Assessment of Partnership Assets
In reviewing the financial dealings of the partnership, the court found no evidence that Rufus W. Miller had made any pecuniary investment in the partnership. It was determined that all funds were contributed by Frank C. Miller, and at the time of the partnership's dissolution, Rufus owed the partnership a significant amount of money. Consequently, the court ruled that the plaintiffs were not entitled to any share of the partnership assets as they existed at the time of dissolution. This finding was essential in solidifying the court’s overall ruling that the partnership’s assets, including the rights to fish, boat, and bathe in Lake Naomi, were not part of the partnership’s financial inventory.
Conclusion on Accounting and Partnership Assets
The court's final decision reaffirmed that the plaintiffs were not entitled to an accounting of the partnership's assets due to the lack of inclusion of bathing rights and other individual rights in the partnership agreement.

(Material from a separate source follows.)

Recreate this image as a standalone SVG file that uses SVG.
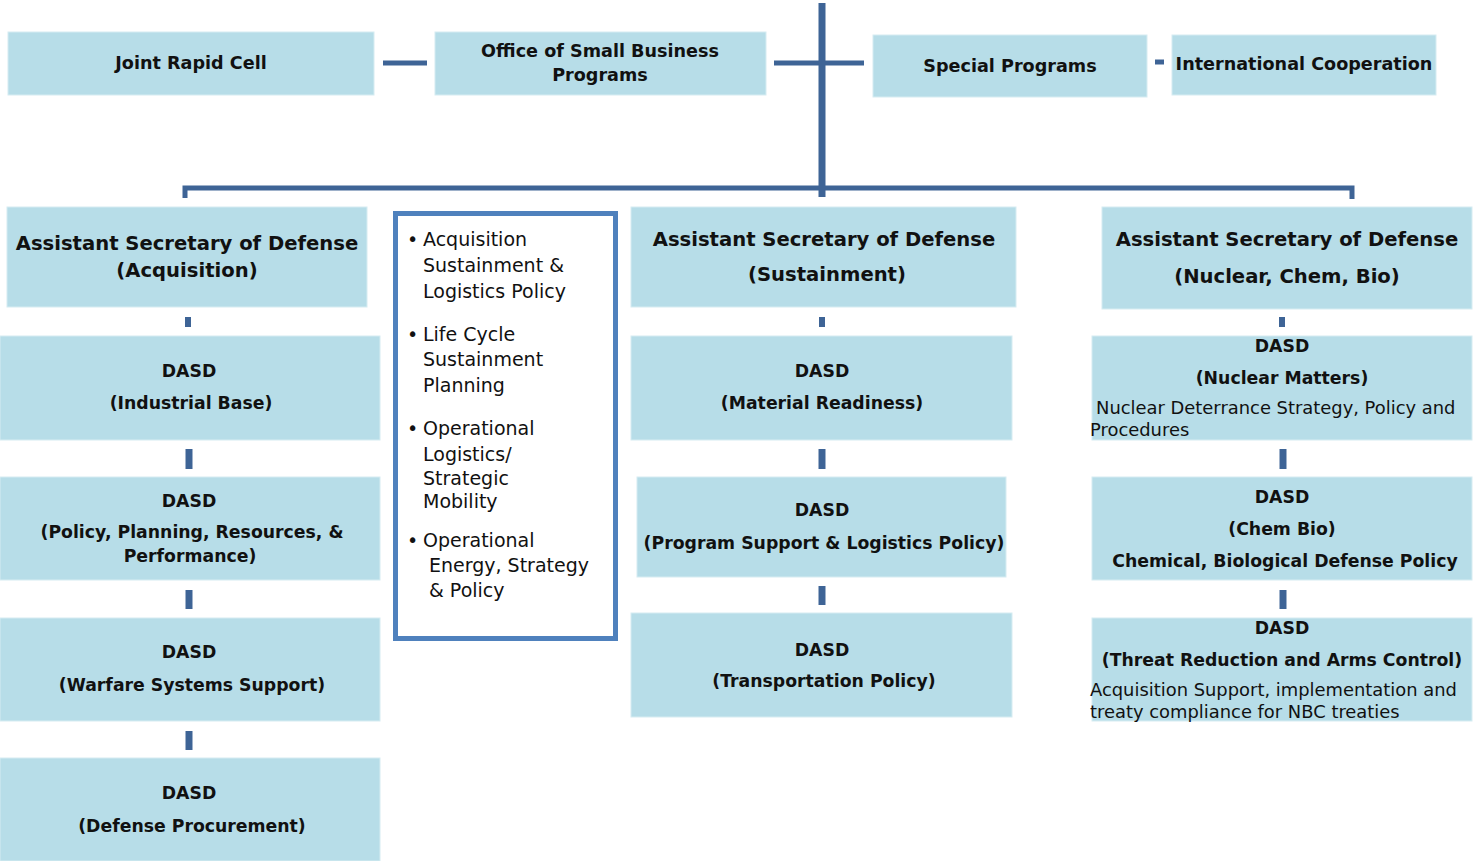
<svg xmlns="http://www.w3.org/2000/svg" width="1474" height="861" viewBox="0 0 1474 861">
<style>
.box{fill:#B7DDE8;stroke:#D6ECF2;stroke-width:1}
.t{font-family:"DejaVu Sans","Liberation Sans",sans-serif;fill:#111;text-anchor:middle}
.s{text-anchor:start}
.h{font-weight:bold;font-size:17.6px}
.b{font-weight:bold;font-size:19.6px}
.d{font-weight:bold;font-size:17.3px}
.n{font-size:17.9px}
.l{font-family:"DejaVu Sans","Liberation Sans",sans-serif;fill:#111;font-size:19px}
.c{stroke:#3E6496;fill:none;stroke-linecap:butt}
</style>
<rect width="1474" height="861" fill="#fff"/>
<g id="connectors">
<line class="c" x1="822" y1="3" x2="822" y2="197" stroke-width="7"/>
<line class="c" x1="383" y1="63" x2="427" y2="63" stroke-width="5"/>
<line class="c" x1="774" y1="63" x2="864" y2="63" stroke-width="5"/>
<line class="c" x1="1155" y1="62" x2="1164" y2="62" stroke-width="5"/>
<polyline class="c" points="185,198 185,188 1352,188 1352,199" stroke-width="5"/>
<line class="c" x1="188" y1="317" x2="188" y2="327" stroke-width="6"/>
<line class="c" x1="189" y1="449" x2="189" y2="469" stroke-width="7"/>
<line class="c" x1="189" y1="590" x2="189" y2="609" stroke-width="7"/>
<line class="c" x1="189" y1="731" x2="189" y2="750" stroke-width="7"/>
<line class="c" x1="822" y1="317" x2="822" y2="327" stroke-width="6"/>
<line class="c" x1="822" y1="449" x2="822" y2="469" stroke-width="7"/>
<line class="c" x1="822" y1="586" x2="822" y2="605" stroke-width="7"/>
<line class="c" x1="1282" y1="317" x2="1282" y2="327" stroke-width="6"/>
<line class="c" x1="1283" y1="449" x2="1283" y2="469" stroke-width="7"/>
<line class="c" x1="1283" y1="590" x2="1283" y2="609" stroke-width="7"/>
</g>
<g id="joint-rapid-cell">
<rect class="box" x="8" y="32" width="366" height="63"/>
<text class="t h" x="191" y="69">Joint Rapid Cell</text>
</g>
<g id="office-small-business">
<rect class="box" x="435" y="32" width="331" height="63"/>
<text class="t h" x="600" y="57">Office of Small Business</text>
<text class="t h" x="600" y="81">Programs</text>
</g>
<g id="special-programs">
<rect class="box" x="873" y="35" width="274" height="62"/>
<text class="t h" x="1010" y="72">Special Programs</text>
</g>
<g id="international-cooperation">
<rect class="box" x="1172" y="35" width="264" height="60"/>
<text class="t h" x="1304" y="70">International Cooperation</text>
</g>
<g id="asd-acquisition">
<rect class="box" x="7" y="207" width="360" height="100"/>
<text class="t b" x="187" y="250">Assistant Secretary of Defense</text>
<text class="t b" x="187" y="277">(Acquisition)</text>
</g>
<g id="asd-list">
<rect x="395.5" y="213.5" width="220" height="425" fill="#fff" stroke="#4F81BD" stroke-width="5"/>
<text class="l" x="407" y="246">•</text>
<text class="l" x="423" y="246">Acquisition</text>
<text class="l" x="423" y="272">Sustainment &amp;</text>
<text class="l" x="423" y="298">Logistics Policy</text>
<text class="l" x="407" y="341">•</text>
<text class="l" x="423" y="341">Life Cycle</text>
<text class="l" x="423" y="366">Sustainment</text>
<text class="l" x="423" y="392">Planning</text>
<text class="l" x="407" y="435">•</text>
<text class="l" x="423" y="435">Operational</text>
<text class="l" x="423" y="461">Logistics/</text>
<text class="l" x="423" y="485">Strategic</text>
<text class="l" x="423" y="508">Mobility</text>
<text class="l" x="407" y="547">•</text>
<text class="l" x="423" y="547">Operational</text>
<text class="l" x="429" y="572">Energy, Strategy</text>
<text class="l" x="429" y="597">&amp; Policy</text>
</g>
<g id="asd-sustainment">
<rect class="box" x="631" y="207" width="385" height="100"/>
<text class="t b" x="824" y="246">Assistant Secretary of Defense</text>
<text class="t b" x="827" y="281">(Sustainment)</text>
</g>
<g id="asd-ncb">
<rect class="box" x="1102" y="207" width="370" height="102"/>
<text class="t b" x="1287" y="246">Assistant Secretary of Defense</text>
<text class="t b" x="1287" y="283">(Nuclear, Chem, Bio)</text>
</g>
<g id="dasd-industrial-base">
<rect class="box" x="0" y="336" width="380" height="104"/>
<text class="t d" x="189" y="377">DASD</text>
<text class="t d" x="191" y="409">(Industrial Base)</text>
</g>
<g id="dasd-pprp">
<rect class="box" x="0" y="477" width="380" height="103"/>
<text class="t d" x="189" y="507">DASD</text>
<text class="t d" x="192" y="538">(Policy, Planning, Resources, &amp;</text>
<text class="t d" x="190" y="562">Performance)</text>
</g>
<g id="dasd-warfare">
<rect class="box" x="0" y="618" width="380" height="103"/>
<text class="t d" x="189" y="658">DASD</text>
<text class="t d" x="192" y="691">(Warfare Systems Support)</text>
</g>
<g id="dasd-procurement">
<rect class="box" x="0" y="758" width="380" height="103"/>
<text class="t d" x="189" y="799">DASD</text>
<text class="t d" x="192" y="832">(Defense Procurement)</text>
</g>
<g id="dasd-material-readiness">
<rect class="box" x="631" y="336" width="381" height="104"/>
<text class="t d" x="822" y="377">DASD</text>
<text class="t d" x="822" y="409">(Material Readiness)</text>
</g>
<g id="dasd-program-support">
<rect class="box" x="637" y="477" width="369" height="100"/>
<text class="t d" x="822" y="516">DASD</text>
<text class="t d" x="824" y="549">(Program Support &amp; Logistics Policy)</text>
</g>
<g id="dasd-transportation">
<rect class="box" x="631" y="613" width="381" height="104"/>
<text class="t d" x="822" y="656">DASD</text>
<text class="t d" x="824" y="687">(Transportation Policy)</text>
</g>
<g id="dasd-nuclear-matters">
<rect class="box" x="1092" y="336" width="380" height="104"/>
<text class="t d" x="1282" y="352">DASD</text>
<text class="t d" x="1282" y="384">(Nuclear Matters)</text>
<text class="t n s" x="1096" y="414">Nuclear Deterrance Strategy, Policy and</text>
<text class="t n s" x="1090" y="436">Procedures</text>
</g>
<g id="dasd-chem-bio">
<rect class="box" x="1092" y="477" width="380" height="103"/>
<text class="t d" x="1282" y="503">DASD</text>
<text class="t d" x="1282" y="535">(Chem Bio)</text>
<text class="t d" x="1285" y="567">Chemical, Biological Defense Policy</text>
</g>
<g id="dasd-threat-reduction">
<rect class="box" x="1092" y="618" width="380" height="103"/>
<text class="t d" x="1282" y="634">DASD</text>
<text class="t d" x="1282" y="666">(Threat Reduction and Arms Control)</text>
<text class="t n s" x="1090" y="696">Acquisition Support, implementation and</text>
<text class="t n s" x="1090" y="718">treaty compliance for NBC treaties</text>
</g>
</svg>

The court also addressed other financial matters, such as dock fees and the manager's salary, confirming that they were not considered partnership assets. The court ruled that dock fees were derived from Frank's individual property and thus not subject to partnership accounting. The learned court dismissed the plaintiffs' exceptions and upheld the initial decree, which indicated that the partnership did not possess the rights claimed by the plaintiffs. As a result, the appeal was denied, and the costs were assigned to the appellants.